AAAI2026

Rademacher Complexity for Distributionally Robust Learning

Zhengyu Zhou, Weiwei Liu

摘要

The ultimate goal of passive supervised machine learning is to find a hypothesis function based on a set of examples that has small error with respect to some target function. This goal is independent of most aspects of the learning setting-that is, the same goal applies to both classification and regression problems in both the realizable and agnostic cases-so it would be nice to have a general way of dealing with this type of problem. Often, our attempts to get a handle on the sufficient conditions for learning (most notably in the PAC model) led us to proving results known as uniform convergence bounds. These bounds stated that the empirical errors of concepts from a given concept class H converge uniformly to their true errors. In other words, we bounded the difference between the training error and generalization error for all functions in H. Through our discussions of VC theory we have seen that we can improve generalization by controlling the complexity of the concept class H from which we are choosing a hypothesis.

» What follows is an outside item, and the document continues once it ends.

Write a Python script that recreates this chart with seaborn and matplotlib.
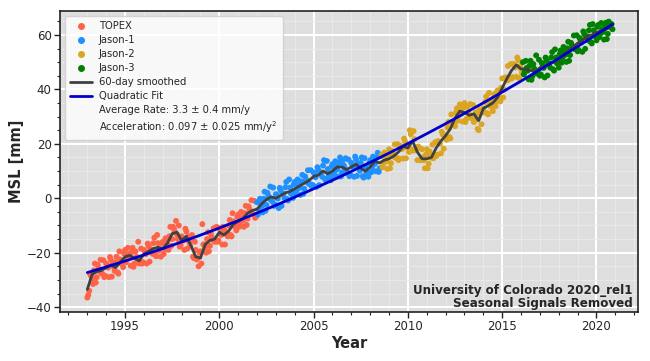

We saw that the shatter coefficient and VC dimension were useful measures of complexity because we could bound the performance of a learning algorithm in terms of these quantities and the amount of data we have. The bounds we derived based on VC dimension were distribution independent. In some sense, distribution independence is a nice property because it guarantees the bounds to hold for any data distribution. On the other hand, the bounds may not be tight for some specific distributions that are more benign than the worst case. Furthermore, the concepts used in defining VC dimension apply only to binary classification, but we are often interested in generalization bounds for multiclass classification and regression as well. Rademacher complexity is a more modern notion of complexity that is distribution dependent and defined for any class real-valued functions (not only discrete-valued functions).